Take the listing from its first line through the line that contains "(20,63) -- (691,63);" and please retype those lines exactly, leaving out the pictures.

• Provided material
• • • • • • •
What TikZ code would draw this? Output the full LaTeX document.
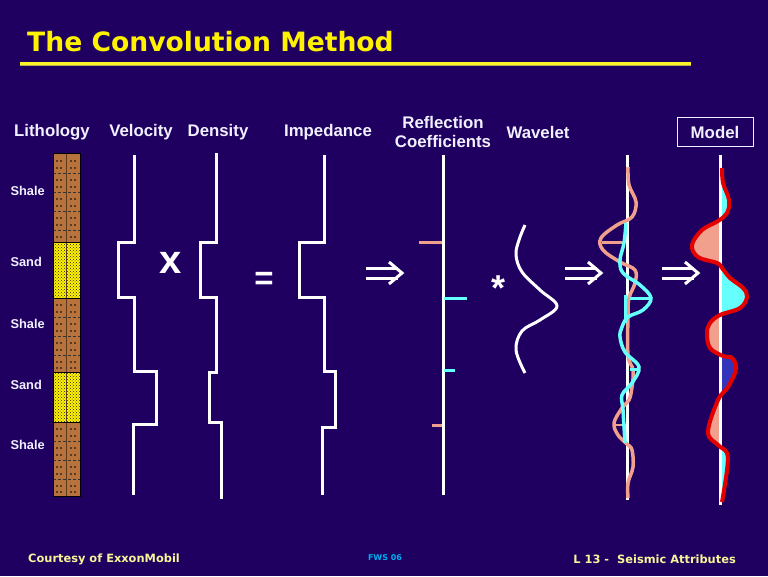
\documentclass[tikz,border=0pt]{standalone}
\usepackage{fontspec}
\setmainfont{Liberation Sans}
\newfontfamily\verdanafont{DejaVu Sans}
\usetikzlibrary{patterns}
\definecolor{bgblue}{RGB}{31,0,96}
\definecolor{shale}{RGB}{184,115,60}
\definecolor{salmon}{RGB}{240,160,140}
\definecolor{tracecyan}{RGB}{102,255,255}
\definecolor{lobeblue}{RGB}{51,51,187}
\definecolor{labelwhite}{RGB}{240,240,255}
\newcommand{\modelcurve}{(722,168) (723,183) (729,200) (727,213) (718,221) (702,230) (692,245) (698,257) (717,263) (722,268) (730,278) (743,288) (747,297) (740,308) (720,315) (710,323) (707,333) (710,348) (723,356) (732,358) (736,369) (728,387) (718,400) (708,432) (718,445) (727,453) (727,470) (722,502)}
\tikzset{
	collabel/.style={text=labelwhite, font=\bfseries\fontsize{16.8}{19.5}\selectfont, align=center},
	rocklabel/.style={text=labelwhite, font=\bfseries\fontsize{12.8}{14}\selectfont, anchor=west},
	footlabel/.style={text=labelwhite!60!yellow, font=\verdanafont\bfseries\fontsize{11.4}{14}\selectfont},
	oplabel/.style={text=white, font=\bfseries\fontsize{36}{38}\selectfont},
	logline/.style={white, line width=3pt},
	trace/.style={line width=3.5pt, smooth, tension=0.6},
	implyarrow/.pic={
		\draw[white, line width=3pt] (-18,-5) -- (14,-5) (-18,5) -- (14,5);
		\draw[white, line width=3pt] (5,-11) -- (18,0) -- (5,11);
	}
}
\begin{document}
\begin{tikzpicture}[x=1pt, y=-1pt]
	\fill[bgblue] (0,0) rectangle (768,576);
	\useasboundingbox (0,0) rectangle (768,576);

	% title
	\node (title) [anchor=west, inner sep=0pt, text=yellow, font=\verdanafont\bfseries\fontsize{26.6}{32}\selectfont] at (27,42) {The Convolution Method};
	\draw[black!10!olive!60, line width=4.5pt] (20,64) -- (691,64);
	\draw[yellow!85!white, line width=3pt] (20,63) -- (691,63);

	% column heads
	\node (lith) [collabel] at (52,132) {Lithology};
	\node (velo) [collabel] at (141,132) {Velocity};
	\node (dens) [collabel] at (218,132) {Density};
	\node (impe) [collabel] at (328,132) {Impedance};
	\node (refl) [collabel] at (443,132) {Reflection\\Coefficients};
	\node (wave) [collabel] at (538,132) {Wavelet};
	\node (model) [collabel, draw=labelwhite, line width=1pt, fill=bgblue, minimum width=76pt, minimum height=29pt, inner sep=0pt] at (715,132) {Model};

	% lithology column
	\fill[shale] (53,153) rectangle (80,496);
	\fill[yellow] (53,242) rectangle (80,298);
	\fill[yellow] (53,372) rectangle (80,422);
	\fill[pattern=crosshatch dots, pattern color=black!85] (53,242) rectangle (80,298);
	\fill[pattern=crosshatch dots, pattern color=black!85] (53,372) rectangle (80,422);
	\foreach \y in {173,192,211,230,317,336,355,441,460,479}
		\draw[black!80, line width=1pt, dash pattern=on 3pt off 2pt] (53,\y) -- (80,\y);
	\foreach \y in {160,167,179,186,198,205,217,224,236,304,311,323,330,342,349,361,367,428,435,447,454,466,473,485,491}
		\foreach \x in {56,60,70,74}
			\fill[black!50!shale] (\x,\y) rectangle +(2.4,1.6);
	\draw[black!50!shale, line width=1pt] (66,153) -- (66,496);
	\draw[black, line width=1pt] (53,153) rectangle (80,496);
	\draw[black, line width=1pt] (53,242) -- (80,242) (53,298) -- (80,298) (53,372) -- (80,372) (53,422) -- (80,422);

	\node (shale1) [rocklabel] at (7,191) {Shale};
	\node (sand1) [rocklabel] at (7,262) {Sand};
	\node (shale2) [rocklabel] at (7,324) {Shale};
	\node (sand2) [rocklabel] at (7,385) {Sand};
	\node (shale3) [rocklabel] at (7,445) {Shale};

	% logs
	\draw[logline] (134,155) -- (134,242) -- (118,242) -- (118,297) -- (134,297) -- (134,371) -- (156,371) -- (156,424) -- (133,424) -- (133,495);
	\draw[logline] (216,153) -- (216,242) -- (200,242) -- (200,297) -- (216,297) -- (216,372) -- (209,372) -- (209,422) -- (221,422) -- (221,499);
	\draw[logline] (324,155) -- (324,242) -- (299,242) -- (299,297) -- (324,297) -- (324,371) -- (335,371) -- (335,427) -- (322,427) -- (322,495);

	% reflection coefficients
	\draw[logline] (443,155) -- (443,495);
	\draw[salmon, line width=3pt] (419,242) -- (442,242);
	\draw[tracecyan, line width=3pt] (444,298) -- (467,298);
	\draw[tracecyan, line width=3pt] (444,370) -- (455,370);
	\draw[salmon, line width=3pt] (432,425) -- (442,425);

	% operators
	\node (times) [oplabel, font=\bfseries\fontsize{40}{42}\selectfont] at (171,263) {x};
	\node (equal) [oplabel, font=\bfseries\fontsize{33}{35}\selectfont] at (264,281) {=};
	\node (star) [oplabel] at (498,288) {*};
	\pic at (384,273) {implyarrow};
	\pic at (583,273) {implyarrow};
	\pic at (680,273) {implyarrow};

	% wavelet
	\draw[logline, smooth, tension=0.6] plot coordinates {(525,225) (519,240) (516,255) (522,272) (540,290) (557,306) (540,320) (522,331) (516,350) (525,373)};

	% convolved traces
	\draw[logline] (627,155) -- (627,500);
	\draw[salmon, trace] plot coordinates {(628,167) (629,185) (636,202) (632,217) (617,225) (601,238) (603,250) (620,262) (635,270) (635,283) (629,298) (628,315) (628,355) (633,370) (632,387) (629,400) (622,408) (614,423) (618,435) (627,444) (632,450) (633,467) (628,483) (628,498)};
	\draw[salmon, line width=3pt] (602,242) -- (624,242);
	\draw[salmon, line width=2.5pt] (615,425) -- (626,425);
	\draw[tracecyan, trace] plot coordinates {(626,223) (624,243) (620,260) (623,273) (640,285) (651,298) (643,310) (628,317) (622,327) (620,337) (625,352) (639,367) (632,383) (622,395) (623,410) (625,443)};
	\draw[tracecyan, line width=3pt] (630,298) -- (651,298);
	\draw[tracecyan, line width=3pt] (630,369) -- (639,369);
	\draw[tracecyan, line width=3pt] (625,295) -- (625,323);

	% model trace
	\foreach \ya/\yb/\xe/\col in {168/221/760/tracecyan, 221/265/720/salmon, 265/315/760/tracecyan, 315/356/720/salmon, 356/398/760/lobeblue, 398/446/720/salmon, 446/490/760/tracecyan}{
		\begin{scope}
			\clip (\xe-70,\ya) rectangle (\xe,\yb);
			\fill[\col] plot[smooth, tension=0.6] coordinates {\modelcurve} -- (720,502) -- (720,168) -- cycle;
		\end{scope}
	}
	\draw[logline] (720,155) -- (720,505);
	\draw[red!90!black, line width=4pt, smooth, tension=0.6] plot coordinates {\modelcurve};

	% footer
	\node (court) [footlabel, anchor=west, inner sep=0pt] at (28,559) {Courtesy of ExxonMobil};
	\node (fws) [text=cyan, font=\verdanafont\bfseries\fontsize{8}{9}\selectfont] at (385,558) {FWS 06};
	\node (lect) [footlabel, anchor=east, inner sep=0pt] at (736,559) {L 13 -\ \ Seismic Attributes};
\end{tikzpicture}
\end{document}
• • • • • • •
• Task output
What TikZ code would draw this? Output the full LaTeX document.
\documentclass[tikz,border=0pt]{standalone}
\usepackage{fontspec}
\setmainfont{Liberation Sans}
\newfontfamily\verdanafont{DejaVu Sans}
\usetikzlibrary{patterns}
\definecolor{bgblue}{RGB}{31,0,96}
\definecolor{shale}{RGB}{184,115,60}
\definecolor{salmon}{RGB}{240,160,140}
\definecolor{tracecyan}{RGB}{102,255,255}
\definecolor{lobeblue}{RGB}{51,51,187}
\definecolor{labelwhite}{RGB}{240,240,255}
\newcommand{\modelcurve}{(722,168) (723,183) (729,200) (727,213) (718,221) (702,230) (692,245) (698,257) (717,263) (722,268) (730,278) (743,288) (747,297) (740,308) (720,315) (710,323) (707,333) (710,348) (723,356) (732,358) (736,369) (728,387) (718,400) (708,432) (718,445) (727,453) (727,470) (722,502)}
\tikzset{
	collabel/.style={text=labelwhite, font=\bfseries\fontsize{16.8}{19.5}\selectfont, align=center},
	rocklabel/.style={text=labelwhite, font=\bfseries\fontsize{12.8}{14}\selectfont, anchor=west},
	footlabel/.style={text=labelwhite!60!yellow, font=\verdanafont\bfseries\fontsize{11.4}{14}\selectfont},
	oplabel/.style={text=white, font=\bfseries\fontsize{36}{38}\selectfont},
	logline/.style={white, line width=3pt},
	trace/.style={line width=3.5pt, smooth, tension=0.6},
	implyarrow/.pic={
		\draw[white, line width=3pt] (-18,-5) -- (14,-5) (-18,5) -- (14,5);
		\draw[white, line width=3pt] (5,-11) -- (18,0) -- (5,11);
	}
}
\begin{document}
\begin{tikzpicture}[x=1pt, y=-1pt]
	\fill[bgblue] (0,0) rectangle (768,576);
	\useasboundingbox (0,0) rectangle (768,576);

	% title
	\node (title) [anchor=west, inner sep=0pt, text=yellow, font=\verdanafont\bfseries\fontsize{26.6}{32}\selectfont] at (27,42) {The Convolution Method};
	\draw[black!10!olive!60, line width=4.5pt] (20,64) -- (691,64);
	\draw[yellow!85!white, line width=3pt] (20,63) -- (691,63);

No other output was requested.